Hay fariseísmos de los otros. De los malos. De los vergonzantes. De los oprobiosos. Como el de Hollywood, que desde hace semanas se tira de los pelos y se mesa las barbas ante el modo con el que Harvey Weinstein, rey midas de la producción cinematográfica, se cobraba los favores que hacía a determinadas actrices, jovencitas y de buen ver. El New York Times ha cantado la gallina y por eso florece el «si te he visto no me acuerdo», el «todos lo sospechábamos», el «¿Amigo?... El señor Weinstein era un conocido, nada más, aunque cenara en casa todos los viernes».

Quienes trabajan en el ramo, también en el negocio de la televisión y de la música, susurran que sus mundillos están cuajado de abusadores como Weinstein, pero que no pueden dar nombres. Deberíamos añadir, sin fariseísmos, que no nos extraña la existencia de tantos depravados en una cultura hipersexualizada como la occidental (escuchen la letra de algunas de las canciones dirigidas a los adolescentes, analicen la falta de elipsis en las escenas de cama en series y películas), en la que todo lo relacionado con el bajo vientre se da por bueno, sin que nadie cuide siquiera de la salud emotiva de los niños: cuando escribo, las marquesinas de las paradas de autobús —en las que se detienen las rutas escolares— muestran un anuncio en el que aparece un tipo con un gesto de satisfacción, junto a un mensaje relacionado con el orgasmo. Nada nuevo bajo el sol; nuestros hijos han crecido rodeados por la libido desatada de muchos publicistas.

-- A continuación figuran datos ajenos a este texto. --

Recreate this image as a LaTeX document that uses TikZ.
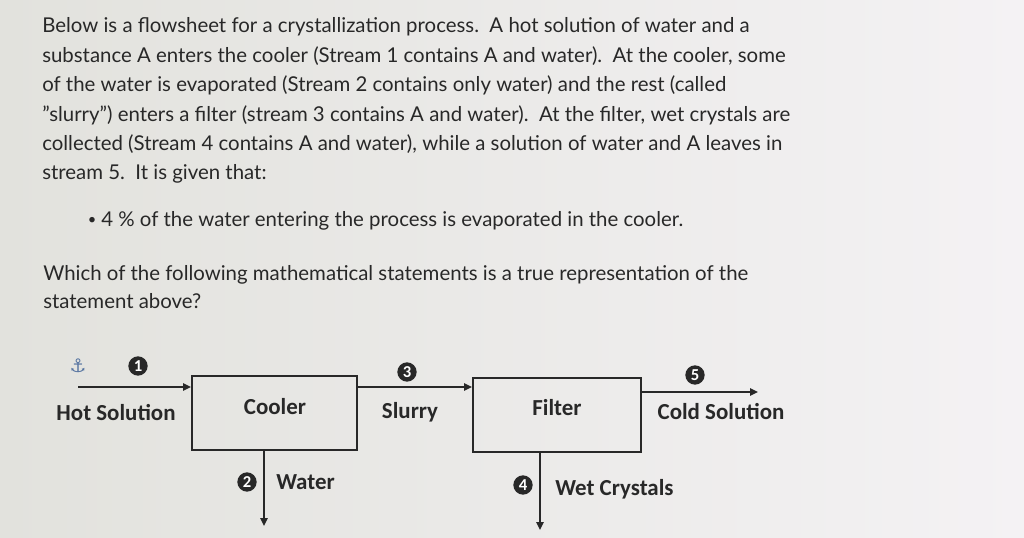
\documentclass[tikz,border=0pt]{standalone}
\usepackage{fontspec}
\defaultfontfeatures{}
\setmainfont{Lato}
\newfontfamily\diagfont{Carlito}
\newfontfamily\symfont{DejaVu Sans}
\usetikzlibrary{arrows.meta}
\definecolor{screenl}{RGB}{226,226,221}
\definecolor{screenr}{RGB}{244,242,244}
\definecolor{ink}{RGB}{40,40,40}
\definecolor{anchorblue}{RGB}{85,115,160}
\tikzset{
  para/.style={anchor=base west, inner sep=0pt, text=ink, font=\fontsize{15.3}{18}\selectfont},
  unit/.style={draw=ink, line width=1.5pt, minimum height=55.5pt, inner sep=0pt},
  lbl/.style={text=ink, inner sep=0pt, font=\diagfont\bfseries\fontsize{17.2}{20}\selectfont},
  num/.style={circle, fill=ink, text=white, inner sep=0pt, minimum size=14.5pt, font=\diagfont\bfseries\fontsize{12.5}{14}\selectfont},
  flow/.style={draw=ink, line width=1.5pt, -{Triangle[length=6pt,width=5.5pt]}}
}

\begin{document}
\begin{tikzpicture}[x=0.75pt,y=-0.75pt]
  % screen
  \shade[left color=screenl, right color=screenr] (0,0) rectangle (1024,538);
  \useasboundingbox (0,0) rectangle (1024,538);

  % question text
  \node[para] (l1) at (42,33) {Below is a flowsheet for a crystallization process.\ \ A hot solution of water and a};
  \node[para] (l2) at (42,62.5) {substance A enters the cooler (Stream 1 contains A and water).\ \ At the cooler, some};
  \node[para] (l3) at (42,92) {of the water is evaporated (Stream 2 contains only water) and the rest (called};
  \node[para] (l4) at (42,121.5) {"slurry") enters a filter (stream 3 contains A and water).\ \ At the filter, wet crystals are};
  \node[para] (l5) at (42,151) {collected (Stream 4 contains A and water), while a solution of water and A leaves in};
  \node[para] (l6) at (42,180) {stream 5.\ \ It is given that:};
  \node[para, font=\fontsize{11}{12}\selectfont] (dot) at (87.5,225) {\textbullet};
  \node[para] (given) at (101,227) {4 \% of the water entering the process is evaporated in the cooler.};
  \node[para] (q1) at (43,281) {Which of the following mathematical statements is a true representation of the};
  \node[para] (q2) at (43,308) {statement above?};

  % units
  \node[unit, minimum width=123.75pt] (cooler) at (274.5,413) {};
  \node[unit, minimum width=126pt] (filter) at (557,415) {};
  \node[lbl] (coolerlbl) at (275,407) {Cooler};
  \node[lbl] (filterlbl) at (557,408) {Filter};

  % streams
  \coordinate (in1) at (78,387);
  \coordinate (out5) at (758,392);
  \coordinate (out2) at (264,526);
  \coordinate (out4) at (540,530);
  \draw[flow] (in1) -- (in1 -| cooler.west);
  \draw[flow] (in1 -| cooler.east) -- (in1 -| filter.west);
  \draw[flow] (out5 -| filter.east) -- (out5);
  \draw[flow] (out2 |- cooler.south) -- (out2);
  \draw[flow] (out4 |- filter.south) -- (out4);

  % stream labels
  \node[text=anchorblue, font=\symfont\fontsize{14}{16}\selectfont] (anchor) at (78,366) {⚓};
  \node[num] (n1) at (138,366) {1};
  \node[num] (n2) at (247,482) {2};
  \node[num] (n3) at (407,372) {3};
  \node[num] (n4) at (523,485) {4};
  \node[num] (n5) at (695,375) {5};
  \node[lbl] (hot) at (116,413) {Hot Solution};
  \node[lbl] (slurry) at (410,412) {Slurry};
  \node[lbl] (cold) at (721,412) {Cold Solution};
  \node[lbl, anchor=west] (water) at (276,482) {Water};
  \node[lbl, anchor=west] (wet) at (555,489) {Wet Crystals};
\end{tikzpicture}
\end{document}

Ante la historia de ese productor miserable, me ha venido a la memoria el arrobo con el que hemos atendido a una serie de personajes públicos que alardeaban de su falta de control sexual, sin poner en valor a las mujeres (o a los hombres, porque entre esos personajes también hay mujeres de estímulos insaciables) con las que compartieron sus aventuras. Algunos presumían de haber disfrutado de varias miles. Y aunque «menos lobos, caballerete», lo cierto es que no cuesta imaginarse a algunos de esos depredadores confundiendo el nombre de la que hacía de la trescientos dieciocho, con la que fue la trescientos dieciséis. Sabemos que los sexodependientes usan su poder para satisfacer tantos antojos, siempre a cambio de promesas de fama, lujos o dinero. Otras veces es la violencia a la que empuja el consumo de drogas y alcohol en fiestas donde todo es un despiporre, como ocurría en las orgías que organizaba el recién fallecido fundador de Playboy, aquella revista que convertía a preciosas señoritas en objeto de disección (algunas reconocen que después de haber pasado de mano en mano de hombres ricos, influyentes y mayores, pensaron quitarse la vida).

El hombre que desprecia la sensatez en estos asuntos, suele comportarse con enorme cobardía. Por eso —que los fariseos no se lleven las manos a la cabeza— se revuelven cuando aparecen, años después, hijos ilegítimos a los que no están dispuestos a reconocer. Juzgan que un hijo es algo demasiado serio para ser consecuencia de un capricho inmediato, como si el sexo no fuese el camino de la procreación, así que abandonan toda la responsabilidad en la madre, por no haber pedido jugosos fajos de billetes a cambio del silencio o por no haberse sometido a un aborto que solucionara semejante dolor de cabeza.